A letter laced with 'vulgar and primitive anti-Semitism' urged Jews to ostracize Igor Kolomoisky, a banker who funds the Ukrainian army against Russia.

JTA
JTA
Putin, left, speaks with Russia's Chief Rabbi Berel Lazar during a visit at Moscow's Jewish Museum, June 13, 2013.
Putin, left, speaks with Russia's Chief Rabbi Berel Lazar during a visit at Moscow's Jewish Museum, June 13, 2013.Credit: AP
JTA
JTA

A senior Russian rabbi accused the country’s Communist Party of “vulgar and primitive anti-Semitism” after it demanded that Russian Jews condemn a Ukrainian Jewish oligarch.

Rabbi Boruch Gorin, a spokesman for and adviser to Rabbi Berel Lazar, a chief rabbi of Russia, on Wednesday said the request in a letter from two Communist lawmakers sent last week to Lazar and Adolf Shayevich, another chief rabbi of Russia, "reflected a primitive form of anti-Semitism which presumes all Jews belong to some sinister superstructure simply because they are Jewish."

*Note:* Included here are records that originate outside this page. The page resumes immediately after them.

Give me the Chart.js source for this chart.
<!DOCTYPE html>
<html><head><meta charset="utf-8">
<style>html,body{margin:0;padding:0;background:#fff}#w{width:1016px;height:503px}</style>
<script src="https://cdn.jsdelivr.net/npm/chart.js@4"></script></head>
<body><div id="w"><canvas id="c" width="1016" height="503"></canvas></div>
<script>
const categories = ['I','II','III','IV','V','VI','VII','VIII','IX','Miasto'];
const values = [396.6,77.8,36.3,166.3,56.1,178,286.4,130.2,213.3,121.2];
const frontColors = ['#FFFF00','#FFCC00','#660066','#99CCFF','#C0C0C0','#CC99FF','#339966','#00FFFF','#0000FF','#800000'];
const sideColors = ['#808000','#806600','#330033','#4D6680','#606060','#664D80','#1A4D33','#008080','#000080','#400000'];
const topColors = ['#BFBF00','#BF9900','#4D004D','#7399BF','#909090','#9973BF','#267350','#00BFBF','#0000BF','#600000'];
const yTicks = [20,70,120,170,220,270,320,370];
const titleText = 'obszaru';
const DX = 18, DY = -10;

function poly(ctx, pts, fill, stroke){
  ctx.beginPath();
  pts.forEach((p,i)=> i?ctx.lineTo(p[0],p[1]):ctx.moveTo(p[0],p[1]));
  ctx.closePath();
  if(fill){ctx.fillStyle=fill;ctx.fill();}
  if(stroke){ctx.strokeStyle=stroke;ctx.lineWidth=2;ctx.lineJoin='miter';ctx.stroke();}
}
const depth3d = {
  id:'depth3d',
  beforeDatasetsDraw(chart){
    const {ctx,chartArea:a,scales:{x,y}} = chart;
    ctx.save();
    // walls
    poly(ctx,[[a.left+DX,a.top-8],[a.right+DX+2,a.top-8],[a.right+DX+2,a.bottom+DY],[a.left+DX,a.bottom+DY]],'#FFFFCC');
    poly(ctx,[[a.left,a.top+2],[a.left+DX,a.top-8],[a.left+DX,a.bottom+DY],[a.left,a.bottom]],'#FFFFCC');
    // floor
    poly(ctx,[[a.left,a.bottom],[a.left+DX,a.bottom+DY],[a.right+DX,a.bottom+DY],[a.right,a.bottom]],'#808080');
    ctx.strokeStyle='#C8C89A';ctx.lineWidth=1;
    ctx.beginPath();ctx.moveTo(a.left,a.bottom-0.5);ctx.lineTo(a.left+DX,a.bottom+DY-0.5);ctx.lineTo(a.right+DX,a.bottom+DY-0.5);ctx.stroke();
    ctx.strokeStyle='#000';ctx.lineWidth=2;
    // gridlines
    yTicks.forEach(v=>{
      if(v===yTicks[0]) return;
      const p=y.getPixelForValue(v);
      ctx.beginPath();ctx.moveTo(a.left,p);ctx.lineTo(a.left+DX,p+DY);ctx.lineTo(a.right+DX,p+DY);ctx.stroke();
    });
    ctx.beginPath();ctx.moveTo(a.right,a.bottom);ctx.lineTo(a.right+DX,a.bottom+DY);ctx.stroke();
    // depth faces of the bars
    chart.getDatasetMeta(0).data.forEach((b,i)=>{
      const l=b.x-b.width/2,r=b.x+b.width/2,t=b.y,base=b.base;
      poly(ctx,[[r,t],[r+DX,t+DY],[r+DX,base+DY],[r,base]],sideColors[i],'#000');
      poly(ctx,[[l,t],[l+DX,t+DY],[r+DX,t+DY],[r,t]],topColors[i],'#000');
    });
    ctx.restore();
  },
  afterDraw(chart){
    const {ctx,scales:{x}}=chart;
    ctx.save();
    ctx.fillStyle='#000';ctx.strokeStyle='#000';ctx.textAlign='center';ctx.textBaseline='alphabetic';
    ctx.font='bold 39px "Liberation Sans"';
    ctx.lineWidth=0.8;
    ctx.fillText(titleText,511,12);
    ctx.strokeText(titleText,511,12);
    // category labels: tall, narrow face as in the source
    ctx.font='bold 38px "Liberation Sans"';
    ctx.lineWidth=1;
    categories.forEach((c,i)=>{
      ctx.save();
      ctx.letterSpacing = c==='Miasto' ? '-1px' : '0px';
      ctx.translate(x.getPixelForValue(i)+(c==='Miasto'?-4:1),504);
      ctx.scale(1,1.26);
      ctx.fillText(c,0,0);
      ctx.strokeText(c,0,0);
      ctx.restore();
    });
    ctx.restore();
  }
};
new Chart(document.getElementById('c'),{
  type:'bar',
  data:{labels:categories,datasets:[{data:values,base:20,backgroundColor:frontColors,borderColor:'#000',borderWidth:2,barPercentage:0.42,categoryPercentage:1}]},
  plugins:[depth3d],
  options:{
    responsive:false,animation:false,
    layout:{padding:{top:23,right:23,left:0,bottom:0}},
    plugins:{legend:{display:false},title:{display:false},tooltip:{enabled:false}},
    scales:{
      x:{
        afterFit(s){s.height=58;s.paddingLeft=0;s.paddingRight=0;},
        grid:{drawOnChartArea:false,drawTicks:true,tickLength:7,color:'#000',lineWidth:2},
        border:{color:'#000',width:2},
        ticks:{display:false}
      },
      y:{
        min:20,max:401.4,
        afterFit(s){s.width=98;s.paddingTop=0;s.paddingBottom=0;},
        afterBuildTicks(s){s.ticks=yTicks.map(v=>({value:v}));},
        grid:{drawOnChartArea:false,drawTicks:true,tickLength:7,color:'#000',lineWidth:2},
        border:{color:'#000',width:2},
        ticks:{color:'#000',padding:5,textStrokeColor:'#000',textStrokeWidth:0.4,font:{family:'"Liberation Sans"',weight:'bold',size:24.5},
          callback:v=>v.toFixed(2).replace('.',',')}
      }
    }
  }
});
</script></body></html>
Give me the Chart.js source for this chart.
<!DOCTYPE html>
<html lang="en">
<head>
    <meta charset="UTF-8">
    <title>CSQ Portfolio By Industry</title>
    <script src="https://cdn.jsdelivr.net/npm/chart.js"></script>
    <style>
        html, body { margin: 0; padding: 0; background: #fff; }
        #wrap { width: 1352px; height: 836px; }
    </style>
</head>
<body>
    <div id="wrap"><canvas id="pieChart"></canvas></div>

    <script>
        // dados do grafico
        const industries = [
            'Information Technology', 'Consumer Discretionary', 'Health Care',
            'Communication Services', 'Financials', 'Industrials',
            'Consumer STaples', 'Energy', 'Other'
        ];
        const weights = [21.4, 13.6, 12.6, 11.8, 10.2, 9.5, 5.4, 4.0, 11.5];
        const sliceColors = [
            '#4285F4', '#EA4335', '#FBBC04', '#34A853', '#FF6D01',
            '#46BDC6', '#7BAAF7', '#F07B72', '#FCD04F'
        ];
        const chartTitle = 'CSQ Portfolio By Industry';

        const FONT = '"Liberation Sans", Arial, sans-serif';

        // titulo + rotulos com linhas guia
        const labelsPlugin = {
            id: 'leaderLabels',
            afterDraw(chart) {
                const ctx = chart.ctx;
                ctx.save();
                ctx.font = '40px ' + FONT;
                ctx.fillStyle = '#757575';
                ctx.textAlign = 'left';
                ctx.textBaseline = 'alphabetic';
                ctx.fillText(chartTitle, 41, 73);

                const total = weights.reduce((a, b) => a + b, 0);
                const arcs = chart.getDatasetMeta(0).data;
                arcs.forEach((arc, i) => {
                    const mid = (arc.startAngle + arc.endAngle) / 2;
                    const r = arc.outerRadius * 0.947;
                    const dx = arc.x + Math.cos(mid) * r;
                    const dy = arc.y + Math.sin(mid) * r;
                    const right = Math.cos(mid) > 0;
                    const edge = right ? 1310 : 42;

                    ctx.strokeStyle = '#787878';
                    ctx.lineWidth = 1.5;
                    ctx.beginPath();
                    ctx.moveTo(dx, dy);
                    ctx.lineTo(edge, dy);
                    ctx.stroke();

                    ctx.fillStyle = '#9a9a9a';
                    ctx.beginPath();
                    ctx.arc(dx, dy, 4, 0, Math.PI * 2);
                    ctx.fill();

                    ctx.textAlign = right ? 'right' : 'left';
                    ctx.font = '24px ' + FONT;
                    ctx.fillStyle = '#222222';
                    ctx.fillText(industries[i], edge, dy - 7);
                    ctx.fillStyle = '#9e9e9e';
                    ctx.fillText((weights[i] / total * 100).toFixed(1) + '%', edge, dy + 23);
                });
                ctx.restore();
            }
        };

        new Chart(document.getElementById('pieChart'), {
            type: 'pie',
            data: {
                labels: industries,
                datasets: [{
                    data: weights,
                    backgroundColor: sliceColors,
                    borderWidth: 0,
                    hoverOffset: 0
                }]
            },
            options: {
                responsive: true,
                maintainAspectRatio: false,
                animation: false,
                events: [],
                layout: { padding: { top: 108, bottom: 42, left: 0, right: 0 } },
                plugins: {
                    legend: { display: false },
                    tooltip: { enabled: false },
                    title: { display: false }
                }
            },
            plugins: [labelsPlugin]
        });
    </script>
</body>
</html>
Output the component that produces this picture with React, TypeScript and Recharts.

While the rabbis “have nothing to say to the communist lawmakers, we do expect other members of the Duma to speak out against this provocation,” Gorin said.

In the letter, the lawmakers urged Lazar and Shayevich to speak out against Igor Kolomoisky, a Ukrainian Jewish banker and regional governor who has poured millions of dollars into rearming the Ukrainian army against Russia.

"Russian Jews must distance themselves from Kolomoisky and make him understand that his crimes are denounced by his own people,” one of the lawmakers, Valery Rashkin, told the Izvestia newspaper after he and Sergey Obukhov published an open letter in the newspaper to Lazar and Shayevich. The lawmakers wrote that Kolomisky's actions “contribute to ethnic and race hate and cause people to commit hate crimes not only in Ukraine, but also in Russia."

The Russia-Ukraine border has been tense since the overthrow in February of Ukraine President Victor Yanukovych, who was accused of corruption and perceived by many Ukrainians to be a Kremlin puppet.

Citing concerns to ethnic Russians and other minorities, Russia annexed the Crimea from Ukraine in March -- an action that triggered an ongoing armed conflict between pro-Russian separatists in Ukraine’s east and government troops.

Throughout the conflict, pro-Russian and pro-Ukrainian propagandists have accused one another of espousing anti-Semitism.